For Godseekers, these moments are vital. They’re a lived example of the gospel’s welcome. They show very practically how God calls us to love and serve each other. They can be a first step into a deeper exploration of faith, a sign that this is a community where they can belong and grow.

So, think about the last time you shared a meal this way. Was it just about eating, or was it about something more? Could it be a chance to reach out, listen, and be present for someone else? Maybe it’s about turning the tables into real meeting places—beyond the surface, deep into each other’s lives.

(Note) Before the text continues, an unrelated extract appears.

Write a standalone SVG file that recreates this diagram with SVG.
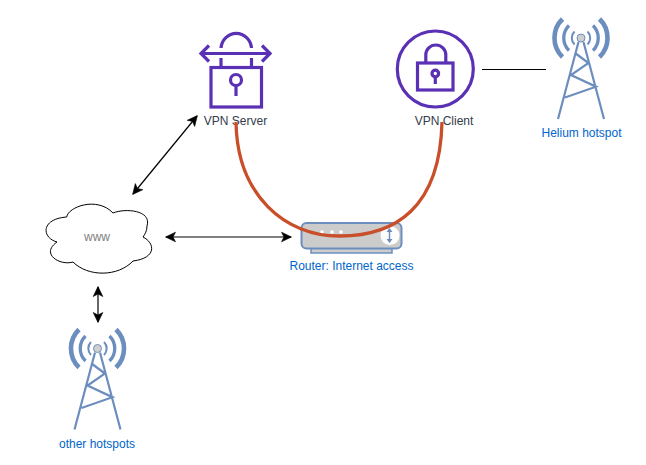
<svg xmlns="http://www.w3.org/2000/svg" xmlns:xlink="http://www.w3.org/1999/xlink" width="646" height="465" viewBox="0 0 646 465">
<style>
text{font-family:"Liberation Sans",Arial,sans-serif;font-size:12px;text-anchor:middle}
.dark{fill:#333c4a}
.blue{fill:#0066cc}
.www{fill:#808080;font-size:12px}
.aws{fill:none;stroke:#5a30b5;stroke-width:3.2}
.tw{fill:none;stroke:#6c8ebf;stroke-width:2.2}
.wave{fill:none;stroke:#6c8ebf;stroke-linecap:butt}
.conn{fill:none;stroke:#000;stroke-width:1.2}
.red{fill:none;stroke:#c94f2b;stroke-width:3.3}
</style>
<defs>
<marker id="ah" markerUnits="userSpaceOnUse" markerWidth="12" markerHeight="12" refX="10.5" refY="6" orient="auto-start-reverse"><path d="M1,1.2 L11,6 L1,10.8 L3.5,6 Z" fill="#000" stroke="#000" stroke-width=".6"/></marker>
<g id="tower">
<path class="tw" d="M-2.500,4 L-23,81 M2.500,4 L23,81 M-6,15 L7.500,25 L-10,37 L15,48.700 L-16,59.500"/>
<path class="wave" stroke-width="2" d="M-6.500,-6.500 A9.200,9.200 0 0 0 -6.500,6.500 M6.500,-6.500 A9.200,9.200 0 0 1 6.500,6.500"/>
<path class="wave" stroke-width="3.300" d="M-12,-12.500 A17.500,17.500 0 0 0 -12,12.500 M12,-12.500 A17.500,17.500 0 0 1 12,12.500"/>
<path class="wave" stroke-width="4.600" d="M-18.500,-19 A26.500,26.500 0 0 0 -18.500,19 M18.500,-19 A26.500,26.500 0 0 1 18.500,19"/>
<circle r="4" fill="#cfcfcf" stroke="#6c8ebf" stroke-width="1"/>
</g>
</defs>
<g id="vpn-server">
<rect class="aws" x="211" y="67.500" width="50.500" height="39.500"/>
<path class="aws" d="M221,67 V58 M251.500,67 V58 M221,48 A15.300,16 0 0 1 251.500,48 M202,53.500 H269 M209,45.500 L201,53.500 L209,61.500 M262,45.500 L270,53.500 L262,61.500"/>
<circle class="aws" cx="236" cy="80" r="5.500"/>
<path class="aws" d="M236,85.500 V96"/>
<text class="dark" x="235.500" y="125">VPN Server</text>
</g>
<g id="vpn-client">
<circle class="aws" cx="435.300" cy="69" r="38"/>
<rect class="aws" x="417.500" y="63" width="35.500" height="27"/>
<path class="aws" d="M425.800,63 V55 A10,10 0 0 1 445.800,55 V63"/>
<circle class="aws" cx="435.300" cy="73.500" r="3.300"/>
<path class="aws" d="M435.300,76.500 V84"/>
<text class="dark" x="444" y="125">VPN Client</text>
</g>
<g id="helium-hotspot">
<use href="#tower" x="581" y="38"/>
<text class="blue" x="581.500" y="137">Helium hotspot</text>
</g>
<g id="www">
<path fill="#fff" stroke="#000" stroke-width="1" d="M66.700,217 C68,207 97,196 113,213 C125,208 152,210 147,226 C147,231 145,234 143,237 C155,243 157,258 133,261 C118,277 88,277 73,262 C60,266 40,254 57,242 C42,238 40,219 66.700,217 Z"/>
<text class="www" x="97" y="241">www</text>
</g>
<g id="router">
<rect x="311" y="246" width="81" height="7" fill="#cccccc" stroke="#6c8ebf" stroke-width="1.500"/>
<rect x="301.500" y="223" width="100" height="25.500" rx="5" fill="#cccccc" stroke="#6c8ebf" stroke-width="2"/>
<circle cx="390" cy="235.500" r="9.500" fill="#fff"/>
<circle cx="322" cy="232" r="1.800" fill="#fff"/>
<circle cx="332" cy="232" r="1.800" fill="#fff"/>
<circle cx="341" cy="232" r="1.800" fill="#fff"/>
<path d="M389.500,229 V242" fill="none" stroke="#6c8ebf" stroke-width="1.500"/>
<path d="M389.500,228 L392.500,232 H386.500 Z M389.500,243 L392.500,239 H386.500 Z" fill="#6c8ebf"/>
<text class="blue" x="351.500" y="270">Router: Internet access</text>
</g>
<g id="other-hotspots">
<use href="#tower" x="97.500" y="348.500"/>
<text class="blue" x="97" y="448">other hotspots</text>
</g>
<g id="connectors">
<path class="conn" d="M482,69.500 H546"/>
<path class="conn" d="M133,194 L197,116" marker-start="url(#ah)" marker-end="url(#ah)"/>
<path class="conn" d="M166,237 H291" marker-start="url(#ah)" marker-end="url(#ah)"/>
<path class="conn" d="M98,287 V322" marker-start="url(#ah)" marker-end="url(#ah)"/>
<path class="red" d="M236,122 C237,195 285,236.500 340,236 C395,236 440,208 442,122"/>
</g>
</svg>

But breaking bread together goes even further back than the Last Supper. It’s woven through the fabric of biblical history, representing provision, fellowship, and the breaking down barriers. When Jesus fed the five thousand, he was doing more than just meeting a physical need. He was teaching about the kingdom of God, where there is always enough and no one is left out.

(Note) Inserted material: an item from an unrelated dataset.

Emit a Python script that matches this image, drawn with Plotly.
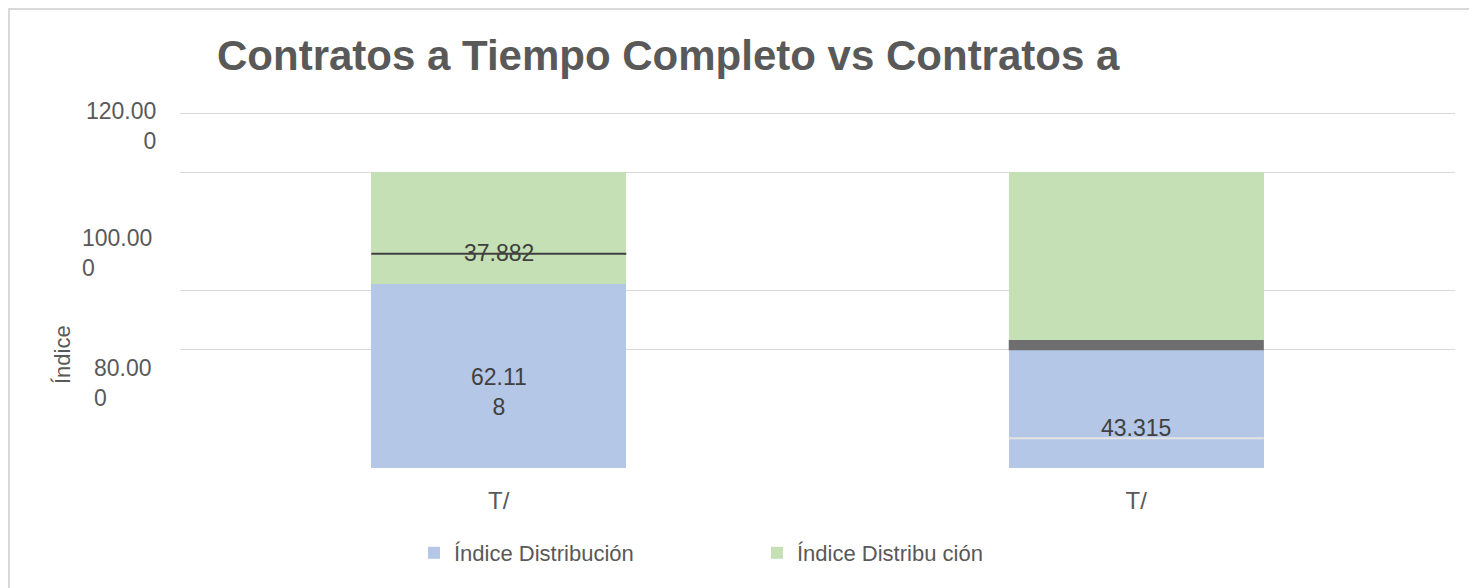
import plotly.graph_objects as go

categories = ["T/", "T/"]
blue_vals = [62.118, 43.315]
green_vals = [37.882, 56.685]
blue_labels = ["62.11<br>8", "43.315"]
green_labels = ["37.882", ""]
series_names = ["Índice Distribución", "Índice Distribu ción"]
grid_vals = [0, 40, 60, 100, 120]
ytick_text = ["120.00<br>0", "100.00<br>0", "80.00<br>0"]
ytick_pos = [115.6, 72.8, 28.6]

blue = "#B4C7E7"
green = "#C5E0B4"
grey_text = "#595959"
font = "Liberation Sans, Arial, sans-serif"

# the page body adds an 8px offset, so the figure is 8px smaller and the
# plot area still lands at x 180..1455, y 112..468 on screen
xs = list(range(len(categories)))
fig = go.Figure()
fig.add_trace(go.Bar(x=xs, y=blue_vals, name=series_names[0], marker_color=blue,
                     width=0.4, marker_line_width=0, hoverinfo="skip"))
fig.add_trace(go.Bar(x=xs, y=green_vals, name=series_names[1], marker_color=green,
                     width=0.4, marker_line_width=0, hoverinfo="skip"))

# data labels, sitting a bit below the segment centres like in the original
for i in xs:
    fig.add_annotation(x=i, y=blue_vals[i] / 2, text=blue_labels[i], showarrow=False,
                       yshift=-16 if i == 0 else -24,
                       font=dict(size=23, color="#404040", family=font))
    if green_labels[i]:
        fig.add_annotation(x=i, y=blue_vals[i] + green_vals[i] / 2, text=green_labels[i],
                           showarrow=False, yshift=-25,
                           font=dict(size=23, color="#404040", family=font))

# odd looking rendering artifacts of the source chart
fig.add_shape(type="line", x0=-0.2, x1=0.2, y0=72.5, y1=72.5, line=dict(color="#404040", width=2))
fig.add_shape(type="rect", x0=0.8, x1=1.2, y0=39.8, y1=43.3, fillcolor="#6e6e6e", line_width=0)
fig.add_shape(type="line", x0=0.8, x1=1.2, y0=10.1, y1=10.1, line=dict(color="#e4e4e4", width=2))

# y tick labels (broken across two lines in the source)
aligns = ["right", "left", "left"]
xpix = [158, 80, 92]
for t, p, a, xp in zip(ytick_text, ytick_pos, aligns, xpix):
    fig.add_annotation(xref="paper", yref="y", x=(xp - 180) / 1275, y=p, text=t,
                       showarrow=False, align=a, xanchor=a,
                       font=dict(size=23, color=grey_text, family=font))

fig.add_annotation(xref="paper", yref="paper", x=(62 - 180) / 1275, y=(468 - 355) / 356,
                   yanchor="middle", xanchor="center",
                   text="Índice", textangle=-90, showarrow=False,
                   font=dict(size=22, color=grey_text, family=font))

# outer chart border
fig.add_shape(type="rect", xref="paper", yref="paper",
              x0=(9 - 180) / 1275, x1=(1490 - 180) / 1275,
              y0=(468 - 600) / 356, y1=(468 - 9) / 356,
              line=dict(color="#d9d9d9", width=2), layer="below")

fig.update_layout(
    barmode="stack",
    width=1469, height=580,
    margin=dict(l=172, r=22, t=104, b=120),
    paper_bgcolor="white", plot_bgcolor="white",
    font=dict(family=font, color=grey_text),
    title=dict(text="<b>Contratos a Tiempo Completo vs Contratos a</b>",
               x=(217 - 180) / 1275, xref="paper", xanchor="left",
               y=1 - 47 / 580, yanchor="middle",
               font=dict(size=42, color=grey_text, family=font)),
    showlegend=True,
    legend=dict(orientation="h", traceorder="normal",
                x=(414 - 180) / 1275, xanchor="left",
                y=(468 - 553) / 356, yanchor="middle", entrywidth=298,
                font=dict(size=22, color=grey_text, family=font)),
    xaxis=dict(tickvals=xs, ticktext=categories, range=[-0.5, 1.5],
               showgrid=False, zeroline=False, showline=False, ticks="",
               ticklabelstandoff=16,
               tickfont=dict(size=24, color=grey_text, family=font)),
    yaxis=dict(range=[0, 120.4], tickvals=grid_vals, showticklabels=False,
               showgrid=True, gridcolor="#d9d9d9", gridwidth=1.3,
               zeroline=False, showline=False),
)

fig.write_html("out.html")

This should challenge us to look at our tables. Are they places of inclusion or exclusion? Are we willing to invite those who might be different from us and who might not usually receive an invitation? These meals can become sacred spaces where real change happens, within and beyond our walls.

In hosting and sharing, we also reflect a part of God’s character—His generosity and His joy in giving. As we prepare food and open our doors, we can remember that God does the same with His kingdom—inviting all to come and partake, to experience the fullness of His love.


Lord, thank you for the gift of communion and the simple, shared meals that speak of your provision and presence. Please help us to open our homes and hearts, making our tables a place of community and care. Let our shared meals celebrate your love, drawing us closer to each other and you. In Jesus’ name, Amen.

Personal Reflection

  1. How can I make mealtime a more profound experience of fellowship and faith in my daily life?
  2. Who can I invite to share a meal as a step toward building stronger community connections?

Step of Faith

This week, why not host a dinner? Invite someone from your community who might be looking for fellowship or a new friend. Make it simple and heartfelt, and see how God uses that time to build bridges and strengthen bonds.